Plotting code records
#####
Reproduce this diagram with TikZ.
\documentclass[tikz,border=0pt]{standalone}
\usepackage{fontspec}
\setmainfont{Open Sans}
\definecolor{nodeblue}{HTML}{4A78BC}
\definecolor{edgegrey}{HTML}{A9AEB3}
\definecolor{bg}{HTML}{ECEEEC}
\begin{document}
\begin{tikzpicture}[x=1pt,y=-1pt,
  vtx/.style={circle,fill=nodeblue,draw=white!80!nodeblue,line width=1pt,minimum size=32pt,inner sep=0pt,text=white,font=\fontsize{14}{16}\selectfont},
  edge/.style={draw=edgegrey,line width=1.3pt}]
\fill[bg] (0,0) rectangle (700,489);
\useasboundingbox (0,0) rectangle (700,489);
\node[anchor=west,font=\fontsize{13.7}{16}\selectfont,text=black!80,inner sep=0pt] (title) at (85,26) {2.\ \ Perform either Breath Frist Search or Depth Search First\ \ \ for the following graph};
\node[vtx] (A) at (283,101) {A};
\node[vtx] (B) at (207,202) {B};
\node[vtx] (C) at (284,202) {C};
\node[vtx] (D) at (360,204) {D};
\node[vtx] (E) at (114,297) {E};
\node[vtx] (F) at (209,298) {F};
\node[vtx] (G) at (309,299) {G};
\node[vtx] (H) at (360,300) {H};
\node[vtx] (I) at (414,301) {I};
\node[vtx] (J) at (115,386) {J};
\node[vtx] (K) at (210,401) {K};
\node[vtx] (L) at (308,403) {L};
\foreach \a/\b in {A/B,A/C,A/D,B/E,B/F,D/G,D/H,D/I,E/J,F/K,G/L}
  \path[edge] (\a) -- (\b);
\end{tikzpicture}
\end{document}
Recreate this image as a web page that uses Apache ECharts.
#####
### Task directions
Extract the full listing and reproduce each line exactly.

### Output for this exercise
Reproduce this diagram with TikZ.
\documentclass[tikz,border=0pt]{standalone}
\usepackage{fontspec}
\setmainfont{Open Sans}
\definecolor{nodeblue}{HTML}{4A78BC}
\definecolor{edgegrey}{HTML}{A9AEB3}
\definecolor{bg}{HTML}{ECEEEC}
\begin{document}
\begin{tikzpicture}[x=1pt,y=-1pt,
  vtx/.style={circle,fill=nodeblue,draw=white!80!nodeblue,line width=1pt,minimum size=32pt,inner sep=0pt,text=white,font=\fontsize{14}{16}\selectfont},
  edge/.style={draw=edgegrey,line width=1.3pt}]
\fill[bg] (0,0) rectangle (700,489);
\useasboundingbox (0,0) rectangle (700,489);
\node[anchor=west,font=\fontsize{13.7}{16}\selectfont,text=black!80,inner sep=0pt] (title) at (85,26) {2.\ \ Perform either Breath Frist Search or Depth Search First\ \ \ for the following graph};
\node[vtx] (A) at (283,101) {A};
\node[vtx] (B) at (207,202) {B};
\node[vtx] (C) at (284,202) {C};
\node[vtx] (D) at (360,204) {D};
\node[vtx] (E) at (114,297) {E};
\node[vtx] (F) at (209,298) {F};
\node[vtx] (G) at (309,299) {G};
\node[vtx] (H) at (360,300) {H};
\node[vtx] (I) at (414,301) {I};
\node[vtx] (J) at (115,386) {J};
\node[vtx] (K) at (210,401) {K};
\node[vtx] (L) at (308,403) {L};
\foreach \a/\b in {A/B,A/C,A/D,B/E,B/F,D/G,D/H,D/I,E/J,F/K,G/L}
  \path[edge] (\a) -- (\b);
\end{tikzpicture}
\end{document}
Recreate this image as a web page that uses Apache ECharts.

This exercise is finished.